**Recorded information**.

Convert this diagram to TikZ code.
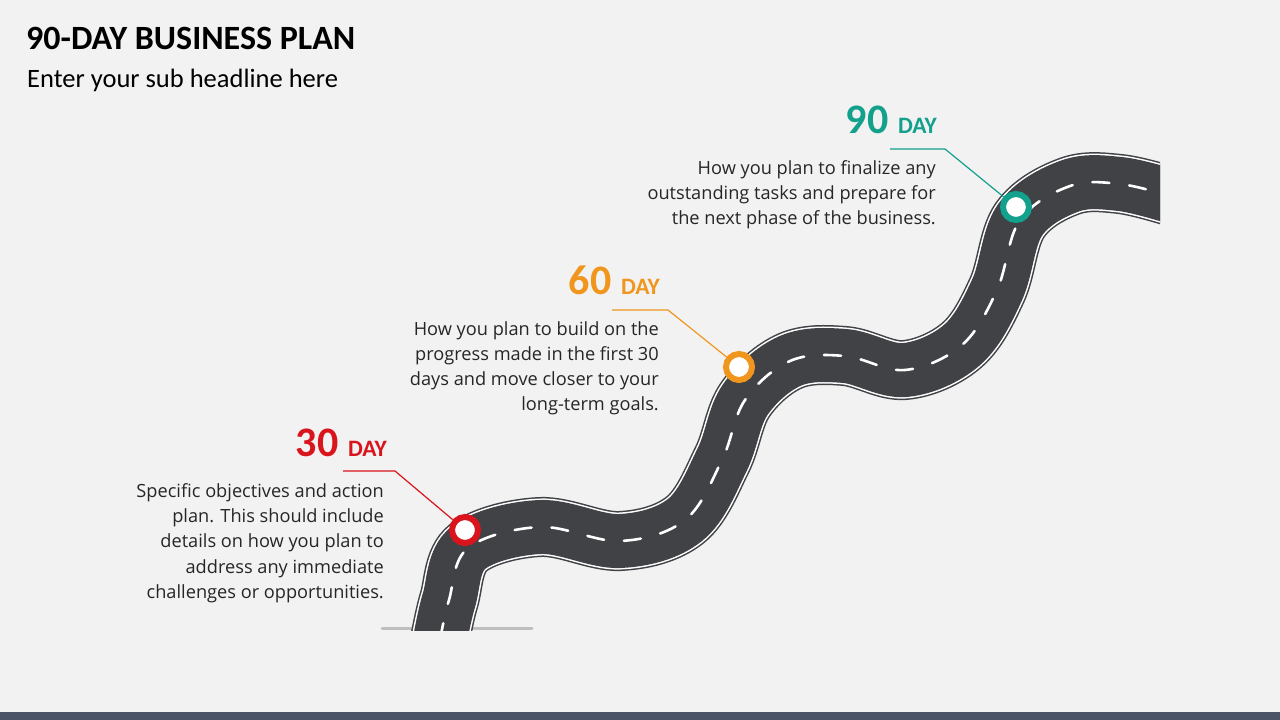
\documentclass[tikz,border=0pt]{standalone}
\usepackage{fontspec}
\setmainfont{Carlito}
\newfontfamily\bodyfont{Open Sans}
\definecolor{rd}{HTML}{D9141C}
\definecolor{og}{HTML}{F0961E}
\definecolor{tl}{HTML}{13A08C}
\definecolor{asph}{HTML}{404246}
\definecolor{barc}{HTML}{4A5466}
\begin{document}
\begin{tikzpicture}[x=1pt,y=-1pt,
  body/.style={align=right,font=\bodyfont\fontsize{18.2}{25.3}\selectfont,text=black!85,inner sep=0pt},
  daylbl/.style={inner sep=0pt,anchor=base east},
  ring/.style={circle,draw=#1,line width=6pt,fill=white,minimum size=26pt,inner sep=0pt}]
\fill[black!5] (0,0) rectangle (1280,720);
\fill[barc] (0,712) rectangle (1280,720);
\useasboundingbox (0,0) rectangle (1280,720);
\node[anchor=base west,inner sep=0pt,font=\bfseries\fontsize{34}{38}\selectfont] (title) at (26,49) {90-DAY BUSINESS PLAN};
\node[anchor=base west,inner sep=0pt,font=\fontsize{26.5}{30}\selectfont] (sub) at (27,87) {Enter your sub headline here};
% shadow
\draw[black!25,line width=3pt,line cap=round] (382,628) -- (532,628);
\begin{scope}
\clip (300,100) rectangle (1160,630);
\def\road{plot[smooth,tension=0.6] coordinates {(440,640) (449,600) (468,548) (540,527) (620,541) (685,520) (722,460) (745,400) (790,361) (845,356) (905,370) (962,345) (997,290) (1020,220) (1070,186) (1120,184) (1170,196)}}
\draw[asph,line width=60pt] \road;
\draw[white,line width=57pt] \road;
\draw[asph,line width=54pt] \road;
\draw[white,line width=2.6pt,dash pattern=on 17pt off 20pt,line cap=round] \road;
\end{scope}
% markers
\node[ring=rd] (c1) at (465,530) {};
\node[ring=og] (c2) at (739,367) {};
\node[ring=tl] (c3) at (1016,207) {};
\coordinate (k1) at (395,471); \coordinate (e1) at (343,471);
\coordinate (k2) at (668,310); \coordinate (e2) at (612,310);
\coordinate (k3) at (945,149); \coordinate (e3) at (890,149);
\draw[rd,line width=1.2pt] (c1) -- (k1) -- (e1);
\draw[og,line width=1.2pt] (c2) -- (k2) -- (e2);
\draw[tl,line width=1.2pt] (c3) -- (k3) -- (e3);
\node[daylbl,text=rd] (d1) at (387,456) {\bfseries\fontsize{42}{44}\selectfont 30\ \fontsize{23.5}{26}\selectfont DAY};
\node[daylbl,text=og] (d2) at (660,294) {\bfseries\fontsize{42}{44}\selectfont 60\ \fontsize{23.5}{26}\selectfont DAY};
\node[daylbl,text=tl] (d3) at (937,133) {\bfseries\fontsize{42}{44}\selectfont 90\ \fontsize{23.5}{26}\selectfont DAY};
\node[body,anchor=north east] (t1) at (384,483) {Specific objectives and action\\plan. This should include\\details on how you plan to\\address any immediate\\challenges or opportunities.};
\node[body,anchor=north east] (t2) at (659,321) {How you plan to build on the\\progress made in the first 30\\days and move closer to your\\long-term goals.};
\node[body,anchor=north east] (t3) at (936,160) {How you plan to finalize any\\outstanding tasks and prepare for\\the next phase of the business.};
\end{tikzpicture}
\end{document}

**Brief**. Repeat the material verbatim. Do not carry over any picture.

**Expected output**.
Convert this diagram to TikZ code.
\documentclass[tikz,border=0pt]{standalone}
\usepackage{fontspec}
\setmainfont{Carlito}
\newfontfamily\bodyfont{Open Sans}
\definecolor{rd}{HTML}{D9141C}
\definecolor{og}{HTML}{F0961E}
\definecolor{tl}{HTML}{13A08C}
\definecolor{asph}{HTML}{404246}
\definecolor{barc}{HTML}{4A5466}
\begin{document}
\begin{tikzpicture}[x=1pt,y=-1pt,
  body/.style={align=right,font=\bodyfont\fontsize{18.2}{25.3}\selectfont,text=black!85,inner sep=0pt},
  daylbl/.style={inner sep=0pt,anchor=base east},
  ring/.style={circle,draw=#1,line width=6pt,fill=white,minimum size=26pt,inner sep=0pt}]
\fill[black!5] (0,0) rectangle (1280,720);
\fill[barc] (0,712) rectangle (1280,720);
\useasboundingbox (0,0) rectangle (1280,720);
\node[anchor=base west,inner sep=0pt,font=\bfseries\fontsize{34}{38}\selectfont] (title) at (26,49) {90-DAY BUSINESS PLAN};
\node[anchor=base west,inner sep=0pt,font=\fontsize{26.5}{30}\selectfont] (sub) at (27,87) {Enter your sub headline here};
% shadow
\draw[black!25,line width=3pt,line cap=round] (382,628) -- (532,628);
\begin{scope}
\clip (300,100) rectangle (1160,630);
\def\road{plot[smooth,tension=0.6] coordinates {(440,640) (449,600) (468,548) (540,527) (620,541) (685,520) (722,460) (745,400) (790,361) (845,356) (905,370) (962,345) (997,290) (1020,220) (1070,186) (1120,184) (1170,196)}}
\draw[asph,line width=60pt] \road;
\draw[white,line width=57pt] \road;
\draw[asph,line width=54pt] \road;
\draw[white,line width=2.6pt,dash pattern=on 17pt off 20pt,line cap=round] \road;
\end{scope}
% markers
\node[ring=rd] (c1) at (465,530) {};
\node[ring=og] (c2) at (739,367) {};
\node[ring=tl] (c3) at (1016,207) {};
\coordinate (k1) at (395,471); \coordinate (e1) at (343,471);
\coordinate (k2) at (668,310); \coordinate (e2) at (612,310);
\coordinate (k3) at (945,149); \coordinate (e3) at (890,149);
\draw[rd,line width=1.2pt] (c1) -- (k1) -- (e1);
\draw[og,line width=1.2pt] (c2) -- (k2) -- (e2);
\draw[tl,line width=1.2pt] (c3) -- (k3) -- (e3);
\node[daylbl,text=rd] (d1) at (387,456) {\bfseries\fontsize{42}{44}\selectfont 30\ \fontsize{23.5}{26}\selectfont DAY};
\node[daylbl,text=og] (d2) at (660,294) {\bfseries\fontsize{42}{44}\selectfont 60\ \fontsize{23.5}{26}\selectfont DAY};
\node[daylbl,text=tl] (d3) at (937,133) {\bfseries\fontsize{42}{44}\selectfont 90\ \fontsize{23.5}{26}\selectfont DAY};
\node[body,anchor=north east] (t1) at (384,483) {Specific objectives and action\\plan. This should include\\details on how you plan to\\address any immediate\\challenges or opportunities.};
\node[body,anchor=north east] (t2) at (659,321) {How you plan to build on the\\progress made in the first 30\\days and move closer to your\\long-term goals.};
\node[body,anchor=north east] (t3) at (936,160) {How you plan to finalize any\\outstanding tasks and prepare for\\the next phase of the business.};
\end{tikzpicture}
\end{document}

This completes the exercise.